No. Build DCF when the answer to "what's this worth" hinges on a specific growth-and-reinvestment story you want to pressure-test. For most public equities, a comps-and-FCF-yield approach is sufficient, and more honest because it surfaces fewer fake assumptions.
How much of my time should go into reading filings vs. reading the tape?
For positions I plan to hold longer than 3 months: 70/30 filings-to-tape. For shorter holds: the ratio flips. The tape tells you what is happening now; the filings tell you what is sustainable.
Are there shortcuts that work?
Free cash flow yield + customer concentration disclosure + stock-based comp footnote gets you 70% of the way on most companies. The remaining 30% is company-specific and there's no shortcut.
What's the single most important number?
Free cash flow per share, net of stock-based compensation, averaged over the last three to five years. Not a multiple — a dollar number.
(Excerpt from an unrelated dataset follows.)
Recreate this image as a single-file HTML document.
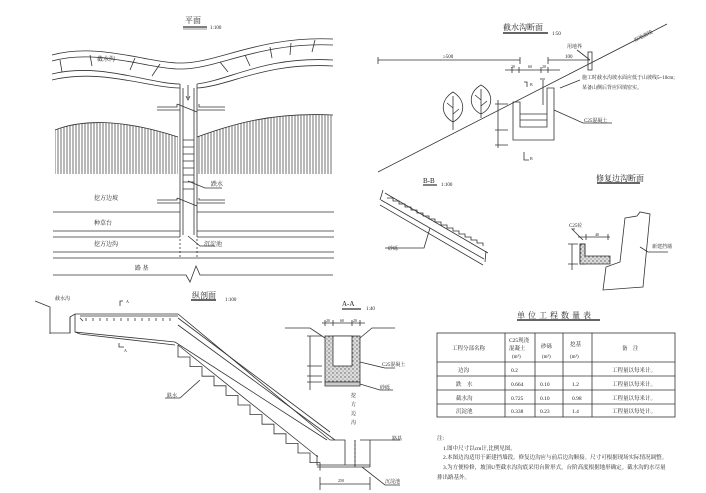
<!DOCTYPE html>
<html><head><meta charset="utf-8"><style>
html,body{margin:0;padding:0;background:#fff}
svg{display:block}
text{font-family:"Liberation Serif","Noto Serif CJK SC","Noto Sans CJK SC",serif;fill:#222}
</style></head><body>
<svg width="706" height="493" viewBox="0 0 706 493" xmlns="http://www.w3.org/2000/svg">
<defs>
<pattern id="vh" width="3" height="10" patternUnits="userSpaceOnUse"><line x1="1" y1="0" x2="1" y2="10" stroke="#333" stroke-width="0.7"/></pattern>
<pattern id="dots" width="4" height="4" patternUnits="userSpaceOnUse"><rect width="4" height="4" fill="#ddd"/><circle cx="1" cy="1" r="0.7" fill="#555"/><circle cx="3" cy="3" r="0.6" fill="#777"/></pattern>
</defs>
<g stroke="#333" stroke-width="0.8" fill="none">
<!-- PLAN -->
<line x1="183" y1="27" x2="207" y2="27" stroke-width="1.2"/>
<line x1="183" y1="29" x2="207" y2="29" stroke-width="0.6"/>
<path d="M52,55 C100,42 150,64 183,63 C220,62 260,36 333,39"/>
<path d="M52,61 C100,48 150,70 183,69 C220,68 260,42 333,45"/>
<path d="M52,74 C100,62 150,84 180,84 M197,84 C230,80 265,56 333,60"/>
<path d="M52,80 C100,68 150,88 180,88 M197,88 C230,86 265,62 333,66"/>
<path d="M60,60 L62,72 M90,55 L92,66 M135,58 L130,70 M160,64 L152,76 M220,62 L228,72 M245,55 L250,66 M270,47 L272,58 M291,43 L290,55 M315,40 L312,52"/>
<path d="M180,84 V235 M183,88 V235 M194,88 V235 M197,84 V235"/>
<path d="M180,235 V258 M197,235 V258" stroke-dasharray="2,2"/>
<path d="M188,85 V98 M186,96 L188,100 L190,96"/>
<path d="M157,107 H177 V104 M157,110 H180 M199,104 V107 H225 M197,110 H225 M177,104 L197,112"/>
<path d="M157,200 H177 V198 M157,203 H180 M199,198 V200 H225 M197,203 H225 M177,198 L197,206"/>
<path d="M183,140 H194 M183,147 H194 M183,154 H194 M183,161 H194 M183,168 H194 M183,175 H194 M183,182 H194 M183,189 H194"/>
<path d="M55,130 C80,120 120,118 178,137 V174 H55 Z" fill="url(#vh)" stroke="none"/>
<path d="M197,137 C230,125 270,112 333,115 V174 H197 Z" fill="url(#vh)" stroke="none"/>
<path d="M55,130 C80,120 120,118 178,137 M197,137 C230,125 270,112 333,115"/>
<path d="M53,212 H180 M197,212 H334 M53,231 H180 M197,231 H334 M53,237 H180 M197,237 H334 M53,252 H334 M53,258 H334"/>
<path d="M53,275 H186 L190,282 L196,266 L200,275 H333"/>
<path d="M188,236 L200,246 H215 M188,181 L205,188 H222"/>
<!-- CROSS SECTION 截水沟 -->
<line x1="503" y1="33" x2="548" y2="33" stroke-width="1.5"/>
<line x1="378" y1="172" x2="667" y2="24"/>
<path d="M378,57 V64 M378,60 H520 M520,57 V64 M548,57 V64 M548,60 H590"/>
<path d="M505,70 H560 M512,67 V73 M519,67 V73 M541,67 V73 M548,67 V73"/>
<rect x="588" y="52" width="4" height="18"/>
<path d="M577,50 L590,60"/>
<path d="M513,102 V140 H554 V88 L547,88 V127 H520 V102 Z"/>
<path d="M520,114 H547 M520,120 H547"/>
<path d="M554,110 L583,123 H612 M560,88 L580,80"/>
<path d="M495,104 H508 M495,130 H508 M495,145 H508 M498,100 V148 M540,79 H545 M543,80 V105"/>
<path d="M524,82 H527 V87 M524,152 V160 H529"/>
<path d="M453,92 C440,100 440,115 453,122 C466,115 466,100 453,92 Z M453,96 V130 M453,108 L447,103 M453,114 L459,109"/>
<path d="M481,85 C468,92 468,108 481,114 C494,108 494,92 481,85 Z M481,89 V118 M481,100 L475,95 M481,106 L487,101"/>
<!-- B-B -->
<line x1="423" y1="185" x2="437" y2="185" stroke-width="1.2"/>
<path d="M385,193 L488,253 M381,200 L484,259 M380,205 L483,265 M383,190 L380,200 M486,251 L485,262"/>
<path d="M387,198 h6 v3 h6 v3 h6 v3 h6 v3 h6 v3 h6 v3 h6 v3 h6 v3 h6 v3 h6 v3 h6 v3 h6 v3 h6 v3 h6 v3 h6 v3 h6 v3"/>
<path d="M430,228 L424,248 H385"/>
<!-- 修复边沟 -->
<line x1="597" y1="183" x2="640" y2="183" stroke-width="1.5"/>
<path d="M625,218 L637,216 L640,212 L650,214 L643,287 L603,290 L606,267 L620,262 Z"/>
<path d="M640,247 L648,252 H668"/>
<rect x="580" y="244" width="5" height="20" fill="url(#dots)"/>
<rect x="580" y="256" width="30" height="8" fill="url(#dots)" stroke="none"/>
<path d="M580,244 H585 V256 H610 V264 H580 Z"/>
<path d="M575,229 H572 L583,240 M578,237 H610 M586,234 V240 M608,234 V240 M568,244 H578 M568,264 H578 M572,244 V270"/>
<!-- LONGITUDINAL -->
<line x1="191" y1="300" x2="216" y2="300" stroke-width="1.5"/>
<path d="M35,301 L50,307 V333 H70 V317 L75,314 H178 L330,440"/>
<path d="M50,333 V334 M70,317 V333 M75,314 V332 L175,342 L327,440 M80,316 H178 M75,332 L80,334 L175,345"/>
<path d="M80,318 l3,3 M86,318 v3 M93,318 v3 M100,318 v3 M107,318 v3 M114,318 v3 M121,318 v3 M128,318 v3 M135,318 v3 M142,318 v3 M149,318 v3 M156,318 v3 M163,318 v3 M170,318 v3"/>
<path d="M178,318 L330,432 M178,325 L335,440"/>
<path d="M178,345 v12 h12 v9.6 h12 v9.6 h12 v9.6 h12 v9.6 h12 v9.6 h12 v9.6 h12 v9.6 h12 v9.6 h12 v9.6 h12 v9.6 h12 v9.6 h10 v8"/>
<path d="M178,345 l140,112"/>
<path d="M330,440 H345 V465 H370 V440 M345,440 V455 M317,455 V465 H370 M317,467 H370 M360,440 H400 M370,440 V467 M355,440 V467" />
<path d="M355,440 V467" stroke-dasharray="2,2"/>
<path d="M320,477 V490 M370,477 V490 M320,484 H370"/>
<path d="M362,467 L385,485 H400"/>
<path d="M200,380 L180,398 H165 M123,301 L120,301 V306 M119,343 V347 H124"/>
<!-- A-A -->
<line x1="342" y1="309" x2="361" y2="309" stroke-width="1.2"/>
<path d="M285,328 H310 L325,338 M395,328 H372 L360,338"/>
<rect x="325" y="336" width="35" height="46" fill="url(#dots)"/>
<rect x="333" y="336" width="19" height="30" fill="#fff" stroke="#333"/>
<path d="M325,382 H360 V386 H325 Z" fill="#ccc"/>
<path d="M322,323 H365 M325,320 V326 M333,320 V326 M352,320 V326 M360,320 V326"/>
<path d="M310,336 V390 M307,336 H322 M307,366 H322 M307,376 H322 M307,382 H322"/>
<path d="M360,362 L385,368 H395 M360,384 L380,390 H393"/>
<!-- TABLE -->
<line x1="517" y1="320" x2="600" y2="320" stroke-width="1.5"/>
<rect x="437" y="333" width="238" height="84"/>
<path d="M437,362 H675 M437,376 H675 M437,390 H675 M437,404 H675 M505,333 V417 M535,333 V417 M563,333 V417 M592,333 V417"/>
</g>
<g font-size="6">
<text x="185" y="23" font-size="8">平面</text><text x="210" y="29" font-size="5">1:100</text>
<text x="97" y="61">截水沟</text>
<text x="94" y="200">挖方边坡</text><text x="94" y="225">种草台</text><text x="94" y="246">挖方边沟</text>
<text x="135" y="270">路 基</text>
<text x="211" y="186">跌水</text><text x="204" y="246">沉淀池</text>
<text x="503" y="30" font-size="8">截水沟断面</text><text x="552" y="35" font-size="5">1:50</text>
<text x="443" y="58" font-size="5">≥500</text><text x="565" y="58" font-size="5">100</text>
<text x="511" y="68" font-size="4">20</text><text x="528" y="68" font-size="4">60</text><text x="542" y="68" font-size="4">20</text>
<text x="567" y="48" font-size="5">用地界</text>
<text x="635" y="42" font-size="5" transform="rotate(-27 635 42)">原地面线</text>
<text x="582" y="79" font-size="5">施工时截水沟坡水面应低于山坡线5~10cm;</text>
<text x="582" y="89" font-size="5">某备山侧后背应回填密实。</text>
<text x="584" y="122" font-size="5">C25混凝土</text>
<text x="530" y="86" font-size="4">B</text><text x="530" y="160" font-size="4">B</text>
<text x="423" y="183" font-size="7">B-B</text><text x="441" y="186" font-size="5">1:100</text>
<text x="388" y="250" font-size="5">砂砾</text>
<text x="596" y="181" font-size="8">修复边沟断面</text>
<text x="569" y="227" font-size="5">C25砼</text>
<text x="595" y="236" font-size="4">40</text>
<text x="652" y="248" font-size="5">新建挡墙</text>
<text x="192" y="298" font-size="8">纵剖面</text><text x="225" y="301" font-size="5">1:100</text>
<text x="55" y="300" font-size="5">截水沟</text>
<text x="126" y="303" font-size="4">A</text><text x="124" y="352" font-size="4">A</text>
<text x="167" y="397" font-size="5">跌水</text>
<text x="351" y="397" font-size="5">挖</text><text x="351" y="406" font-size="5">方</text><text x="351" y="415" font-size="5">边</text><text x="351" y="424" font-size="5">沟</text>
<text x="392" y="440" font-size="5">路基</text>
<text x="338" y="482" font-size="4">250</text>
<text x="385" y="483" font-size="5">沉淀池</text>
<text x="342" y="306" font-size="7">A-A</text><text x="366" y="310" font-size="5">1:40</text>
<text x="326" y="322" font-size="4">20</text><text x="340" y="322" font-size="4">60</text><text x="353" y="322" font-size="4">20</text>
<text x="382" y="366" font-size="5">C25混凝土</text><text x="380" y="389" font-size="5">砂砾</text>
<text x="517" y="318" font-size="8" letter-spacing="3">单位工程数量表</text>
<text x="452" y="350" font-size="5.5">工程分部名称</text>
<text x="509" y="342" font-size="5.5">C25现浇</text><text x="509" y="350" font-size="5.5">混凝土</text><text x="512" y="358" font-size="5">(m³)</text>
<text x="541" y="348" font-size="5.5">砂砾</text><text x="542" y="358" font-size="5">(m³)</text>
<text x="570" y="346" font-size="5.5">挖基</text><text x="570" y="358" font-size="5">(m³)</text>
<text x="622" y="350" font-size="5.5">备　注</text>
<text x="458" y="372" font-size="5.5">边沟</text><text x="511" y="372" font-size="5.5">0.2</text><text x="612" y="372" font-size="5.5">工程量以每米计。</text>
<text x="456" y="386" font-size="5.5">跌　水</text><text x="511" y="386" font-size="5.5">0.664</text><text x="540" y="386" font-size="5.5">0.10</text><text x="572" y="386" font-size="5.5">1.2</text><text x="612" y="386" font-size="5.5">工程量以每米计。</text>
<text x="456" y="400" font-size="5.5">截水沟</text><text x="511" y="400" font-size="5.5">0.725</text><text x="540" y="400" font-size="5.5">0.10</text><text x="572" y="400" font-size="5.5">0.98</text><text x="612" y="400" font-size="5.5">工程量以每米计。</text>
<text x="456" y="413" font-size="5.5">沉淀池</text><text x="511" y="413" font-size="5.5">0.338</text><text x="540" y="413" font-size="5.5">0.23</text><text x="572" y="413" font-size="5.5">1.4</text><text x="612" y="413" font-size="5.5">工程量以每处计。</text>
<text x="437" y="440" font-size="5.5">注:</text>
<text x="443" y="450" font-size="5.5">1.图中尺寸以cm计,比例见图。</text>
<text x="443" y="459" font-size="5.5">2.本图边沟适用于新建挡墙段。修复边沟应与前后边沟顺接。尺寸可根据现场实际情况调整。</text>
<text x="443" y="469" font-size="5.5">3.为方便检修，坡顶U型截水沟沟底采用台阶形式，台阶高度根据地形确定。截水沟的水尽量</text>
<text x="437" y="479" font-size="5.5">排出路基外。</text>
</g>
</svg>
</body></html>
That is what owners get.
How do I tell if I'm overpaying?
Calculate what future growth rate in owner earnings the current multiple requires. If the market is paying for 20%+ FCF growth for the next decade and the business has never grown that fast, you're paying for a hope. If the required growth rate is 3% and the business grew 7% over the last decade, you have a margin of safety.